Telai dalle grandi ruote
L’evoluzione del telaio continuò in questo senso per un po’ di tempo. In Inghilterra la dimensione della ruota anteriore cominciava ad aumentare a dismisura (fino ad arrivare a oltre un metro e mezzo di diametro) mentre la posteriore diminuiva: i telai venivano adeguati di conseguenza. Viste le condizioni delle strade dei tempi, non asfaltate, la ruota di grandi dimensioni permetteva di superare buche e di raggiungere velocità maggiori. Pedalare a tale distanza da terra – tuttavia – era piuttosto pericoloso e le cadute dovute al fondo stradale dei tempi potevano risultare fatali. A quei tempi il biciclo era diffuso solo tra l’aristocrazia e la nuova classe borghese, considerato come un gioco per pochi e – nelle versioni più estreme – per i più audaci. Intorno al 1870 venne inventata la trasmissione a catena, il cui utilizzo cominciò – tuttavia – almeno una decina di anni dopo.

I telai Made in Italy
Verso la fine del 1800, i velocipedi in Europa erano circa un milione, ma fu proprio un Italiano a dare un ulteriore spinta alla forma ed alla costruzione del telaio a diamante. Il suo nome era Edoardo Bianchi, cresciuto in orfanotrofio, che nella sua piccola officina si dedicò alla costruzione di velocipedi di alta qualità introducendo l’uso del moderno pneumatico. Dopo aver costruito una bicicletta di 11 Kg per la Regina Margherita la fama del prodotto di Bianchi diventò tale che fu necessario costruire una catena di montaggio. In quegli anni Edoardo incontrò Giovanni Tomaselli: dalla collaborazione si generarono numerose innovazioni nei telai che permisero a Tomaselli di vincere la famosa “Bois de Vincennes” nel 1899, aprendo alle biciclette italiane la via maestra per l’Europa.

Telai dotati di cambio
Sempre in Italia nasce un’altra importante innovazione nella tecnologia ciclistica. Nel 1907 nasce Giovanni Mari, in un epoca in cui la bicicletta era nota come “cavallo di ferro” ed in cui era diventata ormai l’unico mezzo di locomozione a disposizione delle persone. Mari si ingegnò per rendere la bicicletta più veloce ed agile nelle strade dell’epoca e con il passare del tempo inventò il cambio a deragliatore chiamato prima “Transalpino” e poi “Montagnolo”, per richiamare l’allora cambio a leve “Campagnolo”.
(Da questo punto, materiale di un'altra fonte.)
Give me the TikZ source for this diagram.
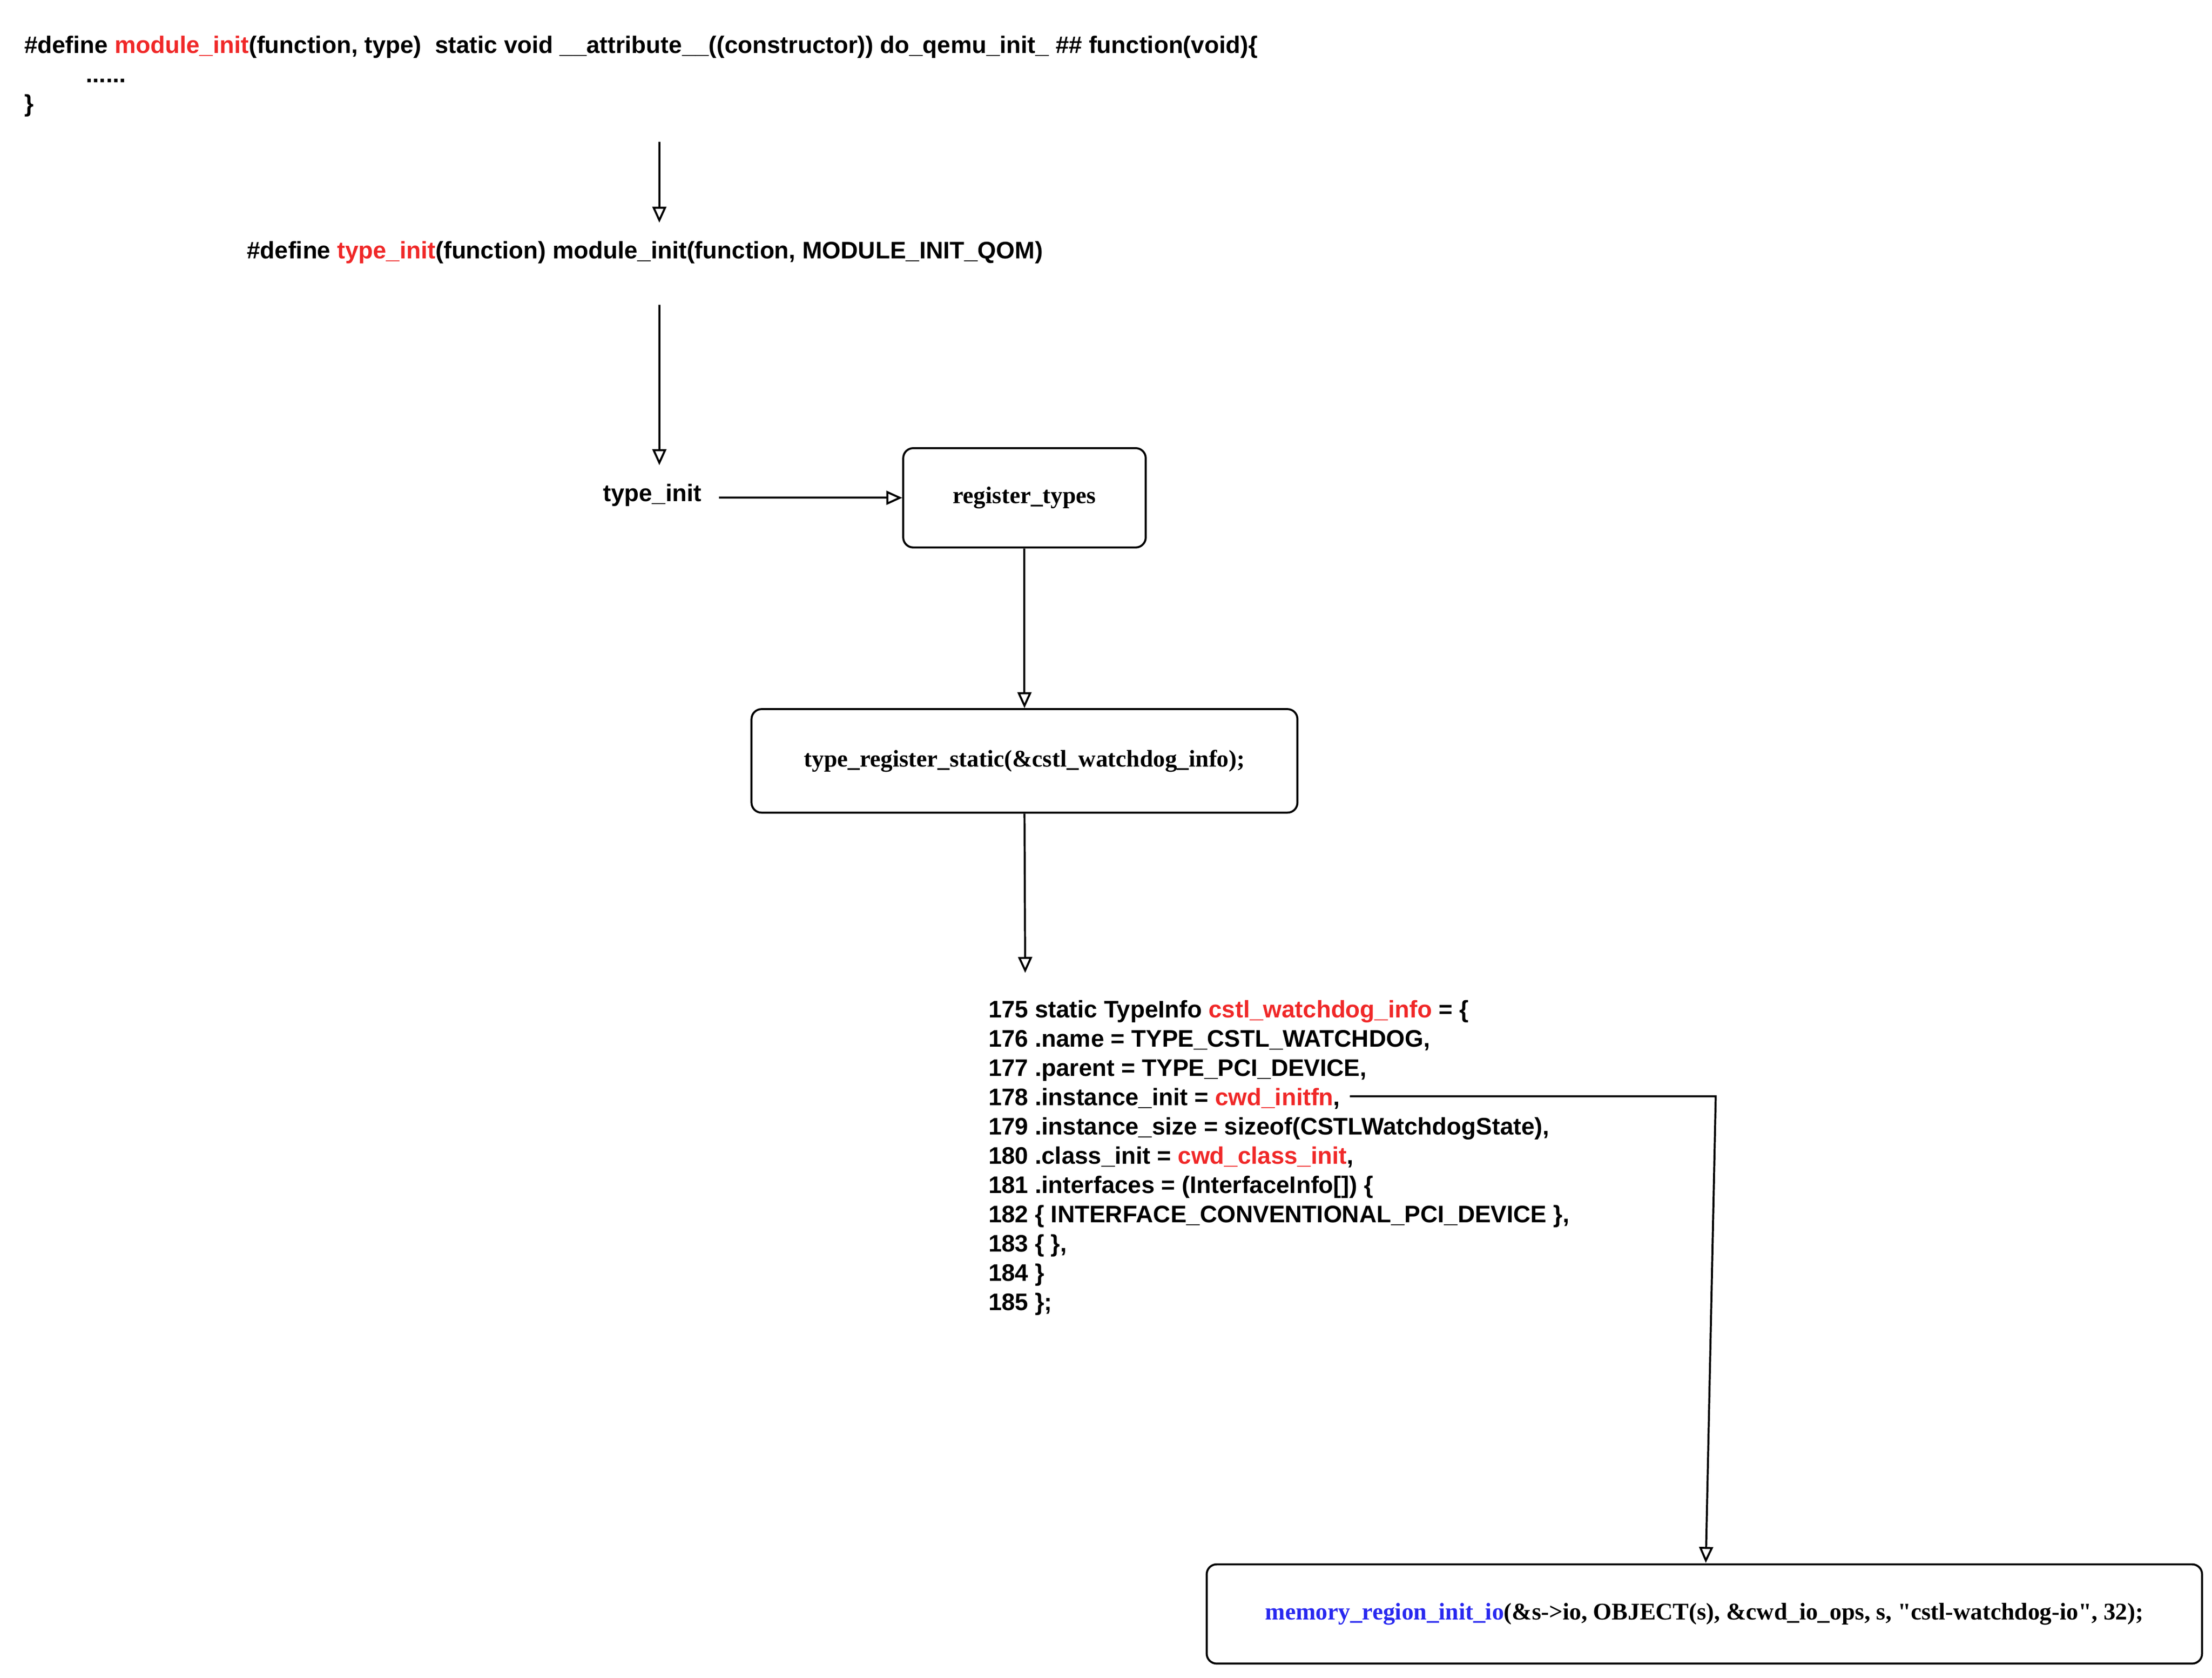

Con il passare del tempo vennero ideati e costruiti sempre migliori telai per bicicletta: i telai adatti all’uso cittadino diventarono col tempo più snelli e resistenti; i telai dedicati al lavoro ed al trasporto si fecero sempre più pratici e tecnologici. I telai dedicati allo sport passarono attraverso una evoluzione sia nei materiali, sia nelle forme, influenzando notevolmente l’intera società con la nascita di nuove attività sportive e la diffusione di nuovi passatempi.
Con l’evolversi delle nuove opportunità tecnologiche per la lavorazione dei metalli – e non solo -, l’acciaio utilizzato per la costruzione di telai per MTB e bici da corsa lasciò mano a mano il posto all’alluminio, più resistente e più facile da lavorare. Nel giro di breve tempo, l’invenzione della fibra di carbonio rese possibile la costruzione di un tipo di telaio ancora più leggero e resistente, in grado di assorbire le vibrazioni del terreno e – dunque – estremamente più comodi. Più rari – ma ancora in produzione – sono i telai in titanio ed in legno.